(CHALLENGE) In the material below, the lines containing the word "this" are required; copy each of them.

(DATASET CONTENT)
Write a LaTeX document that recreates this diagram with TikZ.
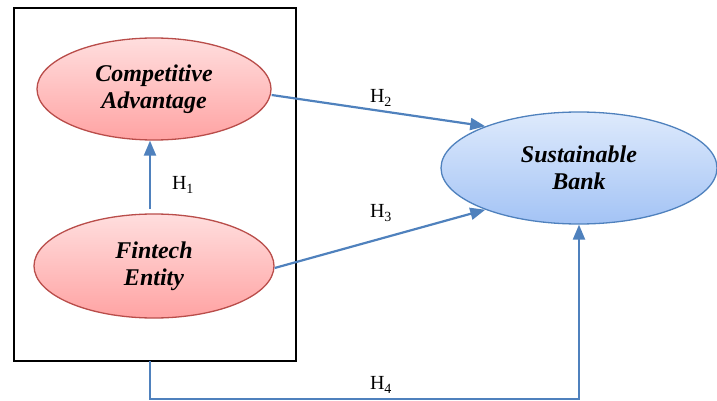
==
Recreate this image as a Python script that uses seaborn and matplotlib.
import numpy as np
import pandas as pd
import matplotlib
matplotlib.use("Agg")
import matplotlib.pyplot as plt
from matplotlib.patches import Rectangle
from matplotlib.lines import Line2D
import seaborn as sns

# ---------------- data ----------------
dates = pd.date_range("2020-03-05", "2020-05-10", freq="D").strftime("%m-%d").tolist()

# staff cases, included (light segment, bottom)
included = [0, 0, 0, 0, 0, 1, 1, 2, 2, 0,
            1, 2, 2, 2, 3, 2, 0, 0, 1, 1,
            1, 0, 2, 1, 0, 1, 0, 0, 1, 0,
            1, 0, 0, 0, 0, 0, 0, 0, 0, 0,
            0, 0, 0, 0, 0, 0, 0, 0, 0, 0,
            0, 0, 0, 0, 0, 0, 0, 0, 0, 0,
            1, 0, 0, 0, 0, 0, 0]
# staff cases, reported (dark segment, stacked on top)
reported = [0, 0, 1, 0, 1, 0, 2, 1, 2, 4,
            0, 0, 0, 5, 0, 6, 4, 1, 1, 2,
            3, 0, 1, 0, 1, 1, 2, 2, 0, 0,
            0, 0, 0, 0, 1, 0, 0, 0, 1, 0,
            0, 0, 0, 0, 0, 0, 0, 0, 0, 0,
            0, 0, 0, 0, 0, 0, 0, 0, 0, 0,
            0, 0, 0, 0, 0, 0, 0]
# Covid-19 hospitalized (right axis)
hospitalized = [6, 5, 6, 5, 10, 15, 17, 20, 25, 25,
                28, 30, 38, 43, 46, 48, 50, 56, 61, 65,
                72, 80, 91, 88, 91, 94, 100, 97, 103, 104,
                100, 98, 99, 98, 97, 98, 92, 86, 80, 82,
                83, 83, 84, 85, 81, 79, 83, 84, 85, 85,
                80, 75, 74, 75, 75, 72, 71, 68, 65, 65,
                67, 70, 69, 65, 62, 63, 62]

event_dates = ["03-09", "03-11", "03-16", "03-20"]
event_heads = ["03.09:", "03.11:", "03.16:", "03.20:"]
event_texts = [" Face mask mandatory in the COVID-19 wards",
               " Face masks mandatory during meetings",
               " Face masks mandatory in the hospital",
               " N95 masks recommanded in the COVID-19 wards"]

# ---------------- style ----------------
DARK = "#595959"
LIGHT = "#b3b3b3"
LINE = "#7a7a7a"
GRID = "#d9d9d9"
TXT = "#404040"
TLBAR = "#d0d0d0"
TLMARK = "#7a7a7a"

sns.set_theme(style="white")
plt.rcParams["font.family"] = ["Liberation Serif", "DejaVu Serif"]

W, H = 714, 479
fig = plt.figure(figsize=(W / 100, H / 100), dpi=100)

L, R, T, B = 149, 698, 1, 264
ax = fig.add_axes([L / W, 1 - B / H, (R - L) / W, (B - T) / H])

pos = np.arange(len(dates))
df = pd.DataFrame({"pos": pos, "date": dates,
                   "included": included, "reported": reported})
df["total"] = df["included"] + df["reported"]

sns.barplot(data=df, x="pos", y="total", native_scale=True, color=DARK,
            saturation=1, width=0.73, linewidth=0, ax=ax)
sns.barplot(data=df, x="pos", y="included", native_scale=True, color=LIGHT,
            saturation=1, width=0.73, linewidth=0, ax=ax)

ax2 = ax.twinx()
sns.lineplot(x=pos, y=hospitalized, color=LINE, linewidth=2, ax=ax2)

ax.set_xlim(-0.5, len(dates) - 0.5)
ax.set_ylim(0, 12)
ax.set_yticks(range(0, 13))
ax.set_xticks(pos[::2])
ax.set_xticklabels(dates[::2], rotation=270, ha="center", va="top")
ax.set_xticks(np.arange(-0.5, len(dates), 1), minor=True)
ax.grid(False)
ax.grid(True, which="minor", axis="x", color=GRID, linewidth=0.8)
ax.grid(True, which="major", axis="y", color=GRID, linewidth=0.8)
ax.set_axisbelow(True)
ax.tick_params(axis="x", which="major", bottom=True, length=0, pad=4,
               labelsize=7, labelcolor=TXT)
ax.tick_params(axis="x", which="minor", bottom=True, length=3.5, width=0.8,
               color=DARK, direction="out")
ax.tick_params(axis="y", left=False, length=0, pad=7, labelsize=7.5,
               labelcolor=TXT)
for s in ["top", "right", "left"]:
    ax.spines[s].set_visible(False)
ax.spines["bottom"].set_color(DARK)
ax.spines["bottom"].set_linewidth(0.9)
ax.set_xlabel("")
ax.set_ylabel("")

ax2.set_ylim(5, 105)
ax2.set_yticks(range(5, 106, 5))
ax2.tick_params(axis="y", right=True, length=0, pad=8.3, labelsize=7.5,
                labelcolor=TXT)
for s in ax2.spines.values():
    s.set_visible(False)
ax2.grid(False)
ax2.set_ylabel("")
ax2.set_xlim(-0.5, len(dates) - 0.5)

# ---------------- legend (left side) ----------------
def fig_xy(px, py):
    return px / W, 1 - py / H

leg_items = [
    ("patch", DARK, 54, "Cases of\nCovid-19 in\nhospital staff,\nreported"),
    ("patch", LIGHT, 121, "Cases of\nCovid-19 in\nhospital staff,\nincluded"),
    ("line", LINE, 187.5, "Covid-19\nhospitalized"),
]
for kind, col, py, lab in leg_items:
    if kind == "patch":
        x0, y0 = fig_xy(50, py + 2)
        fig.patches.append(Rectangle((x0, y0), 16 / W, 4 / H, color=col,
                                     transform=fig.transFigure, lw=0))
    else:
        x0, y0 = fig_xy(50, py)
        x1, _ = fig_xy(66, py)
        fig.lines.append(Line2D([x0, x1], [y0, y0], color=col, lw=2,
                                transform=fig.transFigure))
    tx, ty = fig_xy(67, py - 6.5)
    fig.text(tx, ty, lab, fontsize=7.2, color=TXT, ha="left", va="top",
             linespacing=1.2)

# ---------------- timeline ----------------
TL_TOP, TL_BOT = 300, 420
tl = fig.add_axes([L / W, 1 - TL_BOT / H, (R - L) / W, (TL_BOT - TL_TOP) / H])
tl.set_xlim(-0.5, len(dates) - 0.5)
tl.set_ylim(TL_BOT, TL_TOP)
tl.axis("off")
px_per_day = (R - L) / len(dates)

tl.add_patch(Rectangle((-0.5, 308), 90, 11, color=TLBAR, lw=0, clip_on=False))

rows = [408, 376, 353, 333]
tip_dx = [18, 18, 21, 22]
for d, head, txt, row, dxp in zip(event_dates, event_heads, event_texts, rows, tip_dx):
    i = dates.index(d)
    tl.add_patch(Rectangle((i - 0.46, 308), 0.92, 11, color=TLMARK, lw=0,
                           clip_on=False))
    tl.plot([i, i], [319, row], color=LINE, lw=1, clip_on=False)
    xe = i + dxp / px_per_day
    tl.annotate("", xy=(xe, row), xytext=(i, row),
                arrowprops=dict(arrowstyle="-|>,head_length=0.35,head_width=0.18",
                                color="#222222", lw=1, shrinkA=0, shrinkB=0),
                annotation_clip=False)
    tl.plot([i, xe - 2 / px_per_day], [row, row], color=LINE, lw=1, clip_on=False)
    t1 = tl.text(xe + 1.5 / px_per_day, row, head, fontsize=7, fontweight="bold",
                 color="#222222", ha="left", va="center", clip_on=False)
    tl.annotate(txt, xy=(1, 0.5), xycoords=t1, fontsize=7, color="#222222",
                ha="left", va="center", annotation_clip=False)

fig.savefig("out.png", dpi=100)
* * *
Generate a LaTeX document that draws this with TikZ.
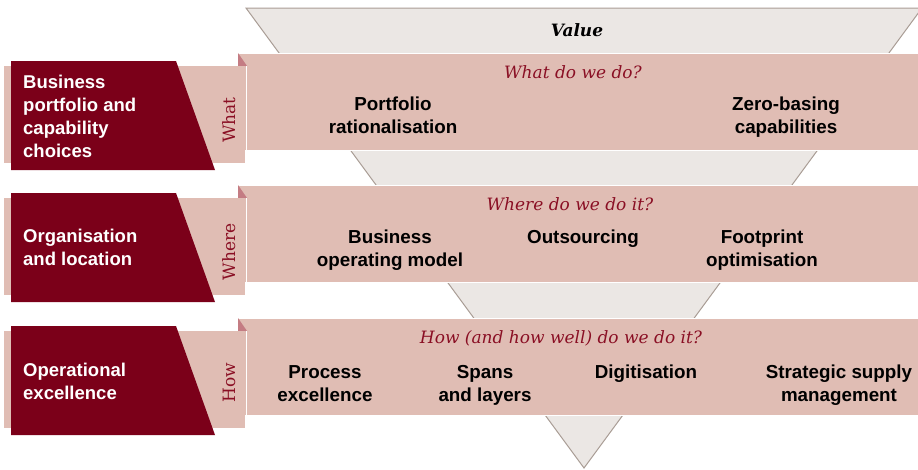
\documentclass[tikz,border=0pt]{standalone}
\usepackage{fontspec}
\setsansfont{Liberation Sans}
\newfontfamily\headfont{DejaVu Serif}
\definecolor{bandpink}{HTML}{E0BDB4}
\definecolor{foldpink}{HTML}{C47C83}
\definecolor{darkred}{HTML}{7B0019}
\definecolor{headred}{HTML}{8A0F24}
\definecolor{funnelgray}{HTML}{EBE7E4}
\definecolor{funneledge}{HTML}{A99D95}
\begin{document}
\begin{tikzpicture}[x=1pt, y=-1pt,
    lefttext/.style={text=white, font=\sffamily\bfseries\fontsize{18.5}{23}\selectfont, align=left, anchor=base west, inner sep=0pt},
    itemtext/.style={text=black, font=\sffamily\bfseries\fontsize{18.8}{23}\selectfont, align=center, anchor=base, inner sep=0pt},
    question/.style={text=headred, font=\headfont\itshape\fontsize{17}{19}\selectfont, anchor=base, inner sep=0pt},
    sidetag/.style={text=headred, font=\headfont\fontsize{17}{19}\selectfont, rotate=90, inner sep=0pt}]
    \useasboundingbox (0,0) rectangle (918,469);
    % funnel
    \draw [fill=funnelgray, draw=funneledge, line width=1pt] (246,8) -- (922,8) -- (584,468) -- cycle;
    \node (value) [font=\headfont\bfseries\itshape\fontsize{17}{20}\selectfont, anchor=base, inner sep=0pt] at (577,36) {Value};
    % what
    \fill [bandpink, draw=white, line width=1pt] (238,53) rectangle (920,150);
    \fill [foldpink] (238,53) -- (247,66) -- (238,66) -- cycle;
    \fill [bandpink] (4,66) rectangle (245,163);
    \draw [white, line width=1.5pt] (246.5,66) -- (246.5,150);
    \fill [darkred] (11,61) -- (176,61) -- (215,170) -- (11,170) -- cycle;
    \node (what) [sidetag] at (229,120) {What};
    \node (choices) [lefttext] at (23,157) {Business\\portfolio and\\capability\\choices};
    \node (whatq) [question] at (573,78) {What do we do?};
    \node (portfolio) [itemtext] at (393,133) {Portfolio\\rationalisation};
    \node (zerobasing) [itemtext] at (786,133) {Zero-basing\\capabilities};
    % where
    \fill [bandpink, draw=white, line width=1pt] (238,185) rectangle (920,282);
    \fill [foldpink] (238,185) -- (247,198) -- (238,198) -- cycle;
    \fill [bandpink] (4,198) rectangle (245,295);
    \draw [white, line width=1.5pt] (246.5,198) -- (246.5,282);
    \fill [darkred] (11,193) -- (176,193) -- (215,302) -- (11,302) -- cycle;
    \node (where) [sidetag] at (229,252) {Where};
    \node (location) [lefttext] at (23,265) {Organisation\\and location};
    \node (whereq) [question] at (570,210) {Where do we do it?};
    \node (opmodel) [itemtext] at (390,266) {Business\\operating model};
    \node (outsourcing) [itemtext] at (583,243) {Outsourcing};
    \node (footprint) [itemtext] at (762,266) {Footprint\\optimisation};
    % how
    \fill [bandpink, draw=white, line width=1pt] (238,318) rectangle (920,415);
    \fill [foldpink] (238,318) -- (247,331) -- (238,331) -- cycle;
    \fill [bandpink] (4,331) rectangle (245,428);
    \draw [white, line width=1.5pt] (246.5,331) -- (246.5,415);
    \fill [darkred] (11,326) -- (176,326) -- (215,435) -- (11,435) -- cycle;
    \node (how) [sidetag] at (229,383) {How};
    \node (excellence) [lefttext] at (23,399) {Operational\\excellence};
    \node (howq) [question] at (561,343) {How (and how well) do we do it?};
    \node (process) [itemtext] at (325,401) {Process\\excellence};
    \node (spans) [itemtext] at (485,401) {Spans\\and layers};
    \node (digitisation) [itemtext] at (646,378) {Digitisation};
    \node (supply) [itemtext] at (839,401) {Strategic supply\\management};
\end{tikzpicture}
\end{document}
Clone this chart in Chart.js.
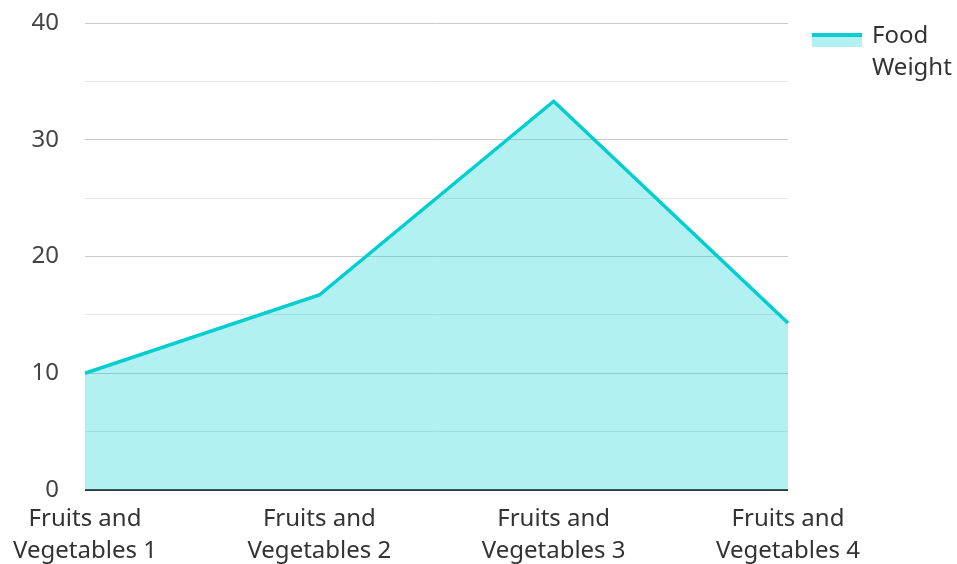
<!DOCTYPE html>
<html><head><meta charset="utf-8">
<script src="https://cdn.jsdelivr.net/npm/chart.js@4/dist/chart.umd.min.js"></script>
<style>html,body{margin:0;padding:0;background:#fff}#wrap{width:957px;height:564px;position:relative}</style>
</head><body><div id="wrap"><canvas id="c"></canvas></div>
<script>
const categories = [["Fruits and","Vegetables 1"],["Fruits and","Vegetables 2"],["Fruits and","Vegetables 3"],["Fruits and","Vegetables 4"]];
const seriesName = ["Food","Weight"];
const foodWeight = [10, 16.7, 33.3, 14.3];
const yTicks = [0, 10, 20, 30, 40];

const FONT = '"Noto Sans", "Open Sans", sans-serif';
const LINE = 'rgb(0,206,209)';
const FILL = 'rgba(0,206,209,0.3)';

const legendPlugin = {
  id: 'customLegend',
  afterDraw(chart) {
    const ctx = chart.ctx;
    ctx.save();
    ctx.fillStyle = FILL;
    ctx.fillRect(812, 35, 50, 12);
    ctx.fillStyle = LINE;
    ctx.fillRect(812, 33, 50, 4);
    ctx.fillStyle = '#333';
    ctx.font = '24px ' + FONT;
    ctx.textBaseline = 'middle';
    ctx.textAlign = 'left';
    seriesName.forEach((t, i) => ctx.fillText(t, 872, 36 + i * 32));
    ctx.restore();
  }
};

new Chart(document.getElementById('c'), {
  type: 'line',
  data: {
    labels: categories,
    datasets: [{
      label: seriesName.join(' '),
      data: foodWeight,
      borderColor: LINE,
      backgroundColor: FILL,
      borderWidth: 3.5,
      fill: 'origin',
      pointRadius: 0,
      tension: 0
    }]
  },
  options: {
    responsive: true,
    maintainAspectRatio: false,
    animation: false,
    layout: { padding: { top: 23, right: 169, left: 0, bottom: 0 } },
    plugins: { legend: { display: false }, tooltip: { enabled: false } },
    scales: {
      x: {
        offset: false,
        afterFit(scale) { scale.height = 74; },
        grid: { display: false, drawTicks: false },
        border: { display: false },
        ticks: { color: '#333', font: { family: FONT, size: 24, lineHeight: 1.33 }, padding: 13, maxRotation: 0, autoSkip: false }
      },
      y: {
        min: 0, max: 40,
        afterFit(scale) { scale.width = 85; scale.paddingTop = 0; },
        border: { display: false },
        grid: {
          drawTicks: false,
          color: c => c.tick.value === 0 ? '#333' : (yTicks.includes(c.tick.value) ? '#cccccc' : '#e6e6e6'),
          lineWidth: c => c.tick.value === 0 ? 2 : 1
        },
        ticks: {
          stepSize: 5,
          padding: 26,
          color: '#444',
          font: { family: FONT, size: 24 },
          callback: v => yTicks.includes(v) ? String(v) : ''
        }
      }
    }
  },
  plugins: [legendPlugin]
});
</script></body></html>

(RESULT)
Write a LaTeX document that recreates this diagram with TikZ.
Recreate this image as a Python script that uses seaborn and matplotlib.
Generate a LaTeX document that draws this with TikZ.
Clone this chart in Chart.js.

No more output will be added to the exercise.